Question

Find the area of a right triangle with side lengths 12 cm, 35 cm, and 37 cm. Then find the length of the altitude drawn to the hypotenuse

Answer

**step1** Understanding the problem

The problem asks us to find two things for a given right triangle:
1. The area of the triangle.
2. The length of the altitude drawn to its hypotenuse.
We are given the lengths of all three sides: 12 cm, 35 cm, and 37 cm.

**step2** Identifying the legs and hypotenuse

In a right triangle, the longest side is always the hypotenuse. The other two sides are the legs.
Comparing the given side lengths: 12 cm, 35 cm, and 37 cm, we can see that 37 cm is the longest side.
Therefore, the hypotenuse is 37 cm.
The two legs of the right triangle are 12 cm and 35 cm.

**step3** Calculating the area of the right triangle

The area of a triangle is calculated using the formula: $$\text{Area} = \frac{1}{2} \times \text{base} \times \text{height}$$.
For a right triangle, the two legs can serve as the base and height.
Let's choose one leg as the base and the other as the height.
Base = 12 cm
Height = 35 cm
Now, we calculate the area:
$$\text{Area} = \frac{1}{2} \times 12 \text{ cm} \times 35 \text{ cm}$$
First, multiply 12 by 35:
$$12 \times 35 = 420$$
Next, divide the result by 2:
$$\text{Area} = \frac{1}{2} \times 420 \text{ cm}^2$$
$$\text{Area} = 210 \text{ cm}^2$$
So, the area of the right triangle is 210 square centimeters.

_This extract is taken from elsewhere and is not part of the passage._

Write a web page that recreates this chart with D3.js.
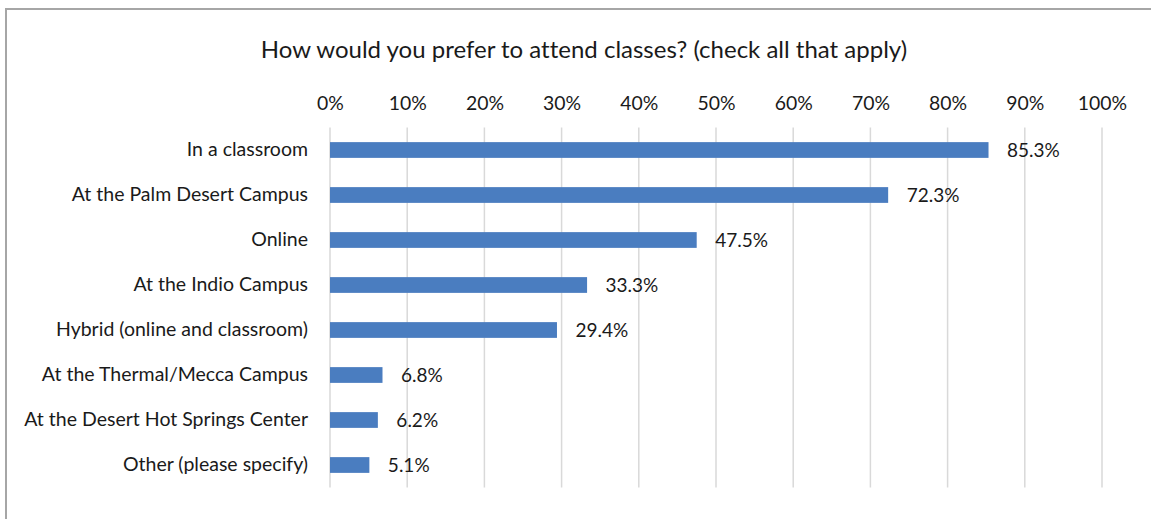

**step4** Relating area to the altitude drawn to the hypotenuse

We know the area of the triangle is 210 square centimeters.
We can also calculate the area using the hypotenuse as the base and the altitude drawn to the hypotenuse as the height.
The formula for the area remains the same: $$\text{Area} = \frac{1}{2} \times \text{base} \times \text{height}$$.
In this case, the base is the hypotenuse, which is 37 cm.
The height is the altitude drawn to the hypotenuse, which we need to find.

**step5** Calculating the length of the altitude drawn to the hypotenuse

We have the area and the hypotenuse. We can set up the equation:
$$\text{Area} = \frac{1}{2} \times \text{hypotenuse} \times \text{altitude}$$
$$210 \text{ cm}^2 = \frac{1}{2} \times 37 \text{ cm} \times \text{altitude}$$
To find the altitude, we first multiply both sides of the equation by 2:
$$210 \times 2 = 37 \times \text{altitude}$$
$$420 = 37 \times \text{altitude}$$
Now, divide 420 by 37 to find the altitude:
$$\text{altitude} = \frac{420}{37} \text{ cm}$$
The length of the altitude drawn to the hypotenuse is $$\frac{420}{37}$$ centimeters.